● **Aim**
Could you print every record below exactly as it appears?

# # # # # # #

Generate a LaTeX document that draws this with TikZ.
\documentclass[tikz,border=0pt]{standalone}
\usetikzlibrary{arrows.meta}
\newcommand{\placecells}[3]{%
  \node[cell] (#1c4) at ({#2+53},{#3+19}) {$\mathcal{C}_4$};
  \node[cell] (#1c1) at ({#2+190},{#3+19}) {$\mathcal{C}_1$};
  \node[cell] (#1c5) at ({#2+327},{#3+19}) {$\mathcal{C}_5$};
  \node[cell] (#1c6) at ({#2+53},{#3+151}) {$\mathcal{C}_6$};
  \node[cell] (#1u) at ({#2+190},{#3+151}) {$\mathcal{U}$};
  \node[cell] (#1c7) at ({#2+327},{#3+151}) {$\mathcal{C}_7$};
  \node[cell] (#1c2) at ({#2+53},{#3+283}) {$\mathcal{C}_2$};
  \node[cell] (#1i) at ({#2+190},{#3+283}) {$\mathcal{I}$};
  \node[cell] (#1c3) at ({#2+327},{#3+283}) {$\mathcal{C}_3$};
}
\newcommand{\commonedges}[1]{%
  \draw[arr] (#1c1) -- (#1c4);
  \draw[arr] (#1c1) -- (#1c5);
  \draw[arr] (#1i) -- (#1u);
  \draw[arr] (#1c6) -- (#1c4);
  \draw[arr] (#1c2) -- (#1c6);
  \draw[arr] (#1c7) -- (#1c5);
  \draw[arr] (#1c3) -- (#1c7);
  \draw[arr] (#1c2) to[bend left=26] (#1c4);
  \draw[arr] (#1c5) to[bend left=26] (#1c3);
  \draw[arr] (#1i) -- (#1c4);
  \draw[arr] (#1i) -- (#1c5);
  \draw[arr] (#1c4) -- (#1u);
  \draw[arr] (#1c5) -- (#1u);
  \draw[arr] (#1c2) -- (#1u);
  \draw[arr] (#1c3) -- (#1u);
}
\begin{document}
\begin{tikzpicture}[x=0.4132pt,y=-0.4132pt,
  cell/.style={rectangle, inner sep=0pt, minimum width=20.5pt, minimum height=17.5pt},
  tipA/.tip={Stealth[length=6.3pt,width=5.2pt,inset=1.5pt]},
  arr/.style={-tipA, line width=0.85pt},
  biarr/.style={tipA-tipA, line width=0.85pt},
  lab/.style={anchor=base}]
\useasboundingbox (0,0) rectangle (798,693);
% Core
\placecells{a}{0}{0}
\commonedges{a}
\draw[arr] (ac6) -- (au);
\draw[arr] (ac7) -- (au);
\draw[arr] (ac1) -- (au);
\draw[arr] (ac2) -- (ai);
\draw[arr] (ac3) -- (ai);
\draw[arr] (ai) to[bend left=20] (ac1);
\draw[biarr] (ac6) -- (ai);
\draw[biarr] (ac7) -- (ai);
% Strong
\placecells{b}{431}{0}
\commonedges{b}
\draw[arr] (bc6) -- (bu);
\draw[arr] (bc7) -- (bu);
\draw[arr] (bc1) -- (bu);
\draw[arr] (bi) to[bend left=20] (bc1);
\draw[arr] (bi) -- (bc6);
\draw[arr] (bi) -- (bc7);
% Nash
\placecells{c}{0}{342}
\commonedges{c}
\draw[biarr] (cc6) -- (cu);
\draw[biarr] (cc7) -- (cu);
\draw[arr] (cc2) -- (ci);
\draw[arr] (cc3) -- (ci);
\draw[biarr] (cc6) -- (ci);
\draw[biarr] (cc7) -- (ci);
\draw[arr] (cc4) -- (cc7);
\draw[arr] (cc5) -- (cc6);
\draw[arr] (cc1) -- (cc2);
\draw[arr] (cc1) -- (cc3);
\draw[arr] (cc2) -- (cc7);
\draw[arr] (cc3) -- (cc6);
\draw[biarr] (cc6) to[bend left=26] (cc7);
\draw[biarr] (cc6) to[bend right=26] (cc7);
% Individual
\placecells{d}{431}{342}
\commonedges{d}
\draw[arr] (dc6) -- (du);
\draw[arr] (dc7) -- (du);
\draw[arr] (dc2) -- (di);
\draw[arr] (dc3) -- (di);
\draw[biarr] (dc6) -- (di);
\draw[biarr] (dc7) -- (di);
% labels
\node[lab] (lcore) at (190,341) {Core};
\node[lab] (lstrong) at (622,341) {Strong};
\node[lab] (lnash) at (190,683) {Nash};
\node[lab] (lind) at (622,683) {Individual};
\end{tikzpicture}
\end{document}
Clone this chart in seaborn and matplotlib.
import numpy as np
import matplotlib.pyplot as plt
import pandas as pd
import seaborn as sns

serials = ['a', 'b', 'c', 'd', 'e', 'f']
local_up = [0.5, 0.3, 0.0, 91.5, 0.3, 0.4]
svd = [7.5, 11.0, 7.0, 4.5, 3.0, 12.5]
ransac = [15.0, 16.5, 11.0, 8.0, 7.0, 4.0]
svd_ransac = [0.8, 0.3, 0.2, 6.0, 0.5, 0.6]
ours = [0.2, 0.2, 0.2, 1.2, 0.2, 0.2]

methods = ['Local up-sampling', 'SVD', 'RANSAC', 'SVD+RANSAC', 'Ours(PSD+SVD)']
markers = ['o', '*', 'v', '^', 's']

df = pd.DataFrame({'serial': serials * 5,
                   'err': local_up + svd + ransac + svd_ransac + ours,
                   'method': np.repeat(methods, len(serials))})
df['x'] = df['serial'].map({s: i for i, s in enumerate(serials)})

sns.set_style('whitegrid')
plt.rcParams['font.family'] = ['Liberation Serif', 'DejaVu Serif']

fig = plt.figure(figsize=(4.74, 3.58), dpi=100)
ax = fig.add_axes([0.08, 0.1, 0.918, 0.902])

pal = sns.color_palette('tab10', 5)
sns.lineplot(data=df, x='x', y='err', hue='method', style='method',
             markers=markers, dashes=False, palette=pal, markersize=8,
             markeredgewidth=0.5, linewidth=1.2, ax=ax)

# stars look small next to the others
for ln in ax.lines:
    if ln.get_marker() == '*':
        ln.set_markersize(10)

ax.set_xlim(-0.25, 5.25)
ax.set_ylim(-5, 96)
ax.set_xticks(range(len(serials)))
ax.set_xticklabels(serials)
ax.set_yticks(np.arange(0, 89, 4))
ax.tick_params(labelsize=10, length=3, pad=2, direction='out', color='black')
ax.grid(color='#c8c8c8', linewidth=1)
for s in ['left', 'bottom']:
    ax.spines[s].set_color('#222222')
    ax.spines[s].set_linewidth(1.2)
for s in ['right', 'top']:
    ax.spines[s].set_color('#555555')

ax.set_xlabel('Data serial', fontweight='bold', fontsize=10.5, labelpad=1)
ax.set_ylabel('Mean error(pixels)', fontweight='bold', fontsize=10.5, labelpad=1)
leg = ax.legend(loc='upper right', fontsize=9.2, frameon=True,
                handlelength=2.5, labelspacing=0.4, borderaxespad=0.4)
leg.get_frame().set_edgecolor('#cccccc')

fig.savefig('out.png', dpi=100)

# # # # # # #

● **Response to this task**
Generate a LaTeX document that draws this with TikZ.
\documentclass[tikz,border=0pt]{standalone}
\usetikzlibrary{arrows.meta}
\newcommand{\placecells}[3]{%
  \node[cell] (#1c4) at ({#2+53},{#3+19}) {$\mathcal{C}_4$};
  \node[cell] (#1c1) at ({#2+190},{#3+19}) {$\mathcal{C}_1$};
  \node[cell] (#1c5) at ({#2+327},{#3+19}) {$\mathcal{C}_5$};
  \node[cell] (#1c6) at ({#2+53},{#3+151}) {$\mathcal{C}_6$};
  \node[cell] (#1u) at ({#2+190},{#3+151}) {$\mathcal{U}$};
  \node[cell] (#1c7) at ({#2+327},{#3+151}) {$\mathcal{C}_7$};
  \node[cell] (#1c2) at ({#2+53},{#3+283}) {$\mathcal{C}_2$};
  \node[cell] (#1i) at ({#2+190},{#3+283}) {$\mathcal{I}$};
  \node[cell] (#1c3) at ({#2+327},{#3+283}) {$\mathcal{C}_3$};
}
\newcommand{\commonedges}[1]{%
  \draw[arr] (#1c1) -- (#1c4);
  \draw[arr] (#1c1) -- (#1c5);
  \draw[arr] (#1i) -- (#1u);
  \draw[arr] (#1c6) -- (#1c4);
  \draw[arr] (#1c2) -- (#1c6);
  \draw[arr] (#1c7) -- (#1c5);
  \draw[arr] (#1c3) -- (#1c7);
  \draw[arr] (#1c2) to[bend left=26] (#1c4);
  \draw[arr] (#1c5) to[bend left=26] (#1c3);
  \draw[arr] (#1i) -- (#1c4);
  \draw[arr] (#1i) -- (#1c5);
  \draw[arr] (#1c4) -- (#1u);
  \draw[arr] (#1c5) -- (#1u);
  \draw[arr] (#1c2) -- (#1u);
  \draw[arr] (#1c3) -- (#1u);
}
\begin{document}
\begin{tikzpicture}[x=0.4132pt,y=-0.4132pt,
  cell/.style={rectangle, inner sep=0pt, minimum width=20.5pt, minimum height=17.5pt},
  tipA/.tip={Stealth[length=6.3pt,width=5.2pt,inset=1.5pt]},
  arr/.style={-tipA, line width=0.85pt},
  biarr/.style={tipA-tipA, line width=0.85pt},
  lab/.style={anchor=base}]
\useasboundingbox (0,0) rectangle (798,693);
% Core
\placecells{a}{0}{0}
\commonedges{a}
\draw[arr] (ac6) -- (au);
\draw[arr] (ac7) -- (au);
\draw[arr] (ac1) -- (au);
\draw[arr] (ac2) -- (ai);
\draw[arr] (ac3) -- (ai);
\draw[arr] (ai) to[bend left=20] (ac1);
\draw[biarr] (ac6) -- (ai);
\draw[biarr] (ac7) -- (ai);
% Strong
\placecells{b}{431}{0}
\commonedges{b}
\draw[arr] (bc6) -- (bu);
\draw[arr] (bc7) -- (bu);
\draw[arr] (bc1) -- (bu);
\draw[arr] (bi) to[bend left=20] (bc1);
\draw[arr] (bi) -- (bc6);
\draw[arr] (bi) -- (bc7);
% Nash
\placecells{c}{0}{342}
\commonedges{c}
\draw[biarr] (cc6) -- (cu);
\draw[biarr] (cc7) -- (cu);
\draw[arr] (cc2) -- (ci);
\draw[arr] (cc3) -- (ci);
\draw[biarr] (cc6) -- (ci);
\draw[biarr] (cc7) -- (ci);
\draw[arr] (cc4) -- (cc7);
\draw[arr] (cc5) -- (cc6);
\draw[arr] (cc1) -- (cc2);
\draw[arr] (cc1) -- (cc3);
\draw[arr] (cc2) -- (cc7);
\draw[arr] (cc3) -- (cc6);
\draw[biarr] (cc6) to[bend left=26] (cc7);
\draw[biarr] (cc6) to[bend right=26] (cc7);
% Individual
\placecells{d}{431}{342}
\commonedges{d}
\draw[arr] (dc6) -- (du);
\draw[arr] (dc7) -- (du);
\draw[arr] (dc2) -- (di);
\draw[arr] (dc3) -- (di);
\draw[biarr] (dc6) -- (di);
\draw[biarr] (dc7) -- (di);
% labels
\node[lab] (lcore) at (190,341) {Core};
\node[lab] (lstrong) at (622,341) {Strong};
\node[lab] (lnash) at (190,683) {Nash};
\node[lab] (lind) at (622,683) {Individual};
\end{tikzpicture}
\end{document}
Clone this chart in seaborn and matplotlib.
import numpy as np
import matplotlib.pyplot as plt
import pandas as pd
import seaborn as sns

serials = ['a', 'b', 'c', 'd', 'e', 'f']
local_up = [0.5, 0.3, 0.0, 91.5, 0.3, 0.4]
svd = [7.5, 11.0, 7.0, 4.5, 3.0, 12.5]
ransac = [15.0, 16.5, 11.0, 8.0, 7.0, 4.0]
svd_ransac = [0.8, 0.3, 0.2, 6.0, 0.5, 0.6]
ours = [0.2, 0.2, 0.2, 1.2, 0.2, 0.2]

methods = ['Local up-sampling', 'SVD', 'RANSAC', 'SVD+RANSAC', 'Ours(PSD+SVD)']
markers = ['o', '*', 'v', '^', 's']

df = pd.DataFrame({'serial': serials * 5,
                   'err': local_up + svd + ransac + svd_ransac + ours,
                   'method': np.repeat(methods, len(serials))})
df['x'] = df['serial'].map({s: i for i, s in enumerate(serials)})

sns.set_style('whitegrid')
plt.rcParams['font.family'] = ['Liberation Serif', 'DejaVu Serif']

fig = plt.figure(figsize=(4.74, 3.58), dpi=100)
ax = fig.add_axes([0.08, 0.1, 0.918, 0.902])

pal = sns.color_palette('tab10', 5)
sns.lineplot(data=df, x='x', y='err', hue='method', style='method',
             markers=markers, dashes=False, palette=pal, markersize=8,
             markeredgewidth=0.5, linewidth=1.2, ax=ax)

# stars look small next to the others
for ln in ax.lines:
    if ln.get_marker() == '*':
        ln.set_markersize(10)

ax.set_xlim(-0.25, 5.25)
ax.set_ylim(-5, 96)
ax.set_xticks(range(len(serials)))
ax.set_xticklabels(serials)
ax.set_yticks(np.arange(0, 89, 4))
ax.tick_params(labelsize=10, length=3, pad=2, direction='out', color='black')
ax.grid(color='#c8c8c8', linewidth=1)
for s in ['left', 'bottom']:
    ax.spines[s].set_color('#222222')
    ax.spines[s].set_linewidth(1.2)
for s in ['right', 'top']:
    ax.spines[s].set_color('#555555')

ax.set_xlabel('Data serial', fontweight='bold', fontsize=10.5, labelpad=1)
ax.set_ylabel('Mean error(pixels)', fontweight='bold', fontsize=10.5, labelpad=1)
leg = ax.legend(loc='upper right', fontsize=9.2, frameon=True,
                handlelength=2.5, labelspacing=0.4, borderaxespad=0.4)
leg.get_frame().set_edgecolor('#cccccc')

fig.savefig('out.png', dpi=100)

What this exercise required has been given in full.